— BEGIN —
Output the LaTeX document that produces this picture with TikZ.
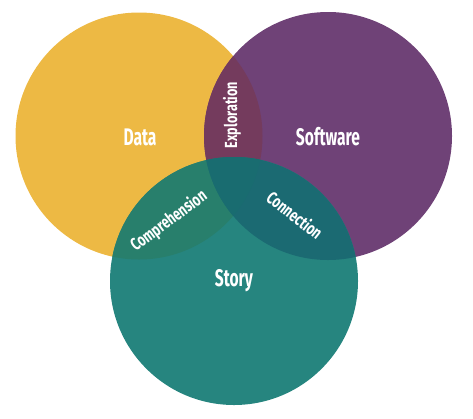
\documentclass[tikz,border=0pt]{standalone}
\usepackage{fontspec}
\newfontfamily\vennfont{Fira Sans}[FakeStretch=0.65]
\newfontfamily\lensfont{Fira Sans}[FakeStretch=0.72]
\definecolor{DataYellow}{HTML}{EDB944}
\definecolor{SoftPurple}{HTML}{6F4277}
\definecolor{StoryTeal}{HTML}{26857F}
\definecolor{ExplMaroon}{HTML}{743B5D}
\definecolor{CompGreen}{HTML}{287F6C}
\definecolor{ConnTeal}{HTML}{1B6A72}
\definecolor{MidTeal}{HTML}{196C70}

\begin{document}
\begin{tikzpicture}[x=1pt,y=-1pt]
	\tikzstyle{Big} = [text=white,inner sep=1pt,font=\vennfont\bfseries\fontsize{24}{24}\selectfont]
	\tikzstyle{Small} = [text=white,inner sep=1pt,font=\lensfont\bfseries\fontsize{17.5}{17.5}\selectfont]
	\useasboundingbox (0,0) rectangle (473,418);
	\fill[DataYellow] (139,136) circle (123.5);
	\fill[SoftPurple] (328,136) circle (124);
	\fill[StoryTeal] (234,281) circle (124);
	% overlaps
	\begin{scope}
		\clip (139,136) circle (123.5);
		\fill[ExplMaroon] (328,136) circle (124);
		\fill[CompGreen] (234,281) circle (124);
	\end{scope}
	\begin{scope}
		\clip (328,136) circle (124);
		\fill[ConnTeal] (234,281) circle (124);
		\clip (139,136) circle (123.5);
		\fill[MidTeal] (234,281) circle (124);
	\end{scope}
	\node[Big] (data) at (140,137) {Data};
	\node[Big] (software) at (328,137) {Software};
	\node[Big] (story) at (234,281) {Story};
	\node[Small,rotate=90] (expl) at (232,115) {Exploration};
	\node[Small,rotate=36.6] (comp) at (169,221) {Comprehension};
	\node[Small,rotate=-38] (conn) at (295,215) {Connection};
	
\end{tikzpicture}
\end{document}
— END —
DIRECTIONS FOR THIS TASK: Please write out all the data again word for word, but not the pictures.

SOLUTION FOR THIS PROBLEM:
Output the LaTeX document that produces this picture with TikZ.
\documentclass[tikz,border=0pt]{standalone}
\usepackage{fontspec}
\newfontfamily\vennfont{Fira Sans}[FakeStretch=0.65]
\newfontfamily\lensfont{Fira Sans}[FakeStretch=0.72]
\definecolor{DataYellow}{HTML}{EDB944}
\definecolor{SoftPurple}{HTML}{6F4277}
\definecolor{StoryTeal}{HTML}{26857F}
\definecolor{ExplMaroon}{HTML}{743B5D}
\definecolor{CompGreen}{HTML}{287F6C}
\definecolor{ConnTeal}{HTML}{1B6A72}
\definecolor{MidTeal}{HTML}{196C70}

\begin{document}
\begin{tikzpicture}[x=1pt,y=-1pt]
	\tikzstyle{Big} = [text=white,inner sep=1pt,font=\vennfont\bfseries\fontsize{24}{24}\selectfont]
	\tikzstyle{Small} = [text=white,inner sep=1pt,font=\lensfont\bfseries\fontsize{17.5}{17.5}\selectfont]
	\useasboundingbox (0,0) rectangle (473,418);
	\fill[DataYellow] (139,136) circle (123.5);
	\fill[SoftPurple] (328,136) circle (124);
	\fill[StoryTeal] (234,281) circle (124);
	% overlaps
	\begin{scope}
		\clip (139,136) circle (123.5);
		\fill[ExplMaroon] (328,136) circle (124);
		\fill[CompGreen] (234,281) circle (124);
	\end{scope}
	\begin{scope}
		\clip (328,136) circle (124);
		\fill[ConnTeal] (234,281) circle (124);
		\clip (139,136) circle (123.5);
		\fill[MidTeal] (234,281) circle (124);
	\end{scope}
	\node[Big] (data) at (140,137) {Data};
	\node[Big] (software) at (328,137) {Software};
	\node[Big] (story) at (234,281) {Story};
	\node[Small,rotate=90] (expl) at (232,115) {Exploration};
	\node[Small,rotate=36.6] (comp) at (169,221) {Comprehension};
	\node[Small,rotate=-38] (conn) at (295,215) {Connection};
	
\end{tikzpicture}
\end{document}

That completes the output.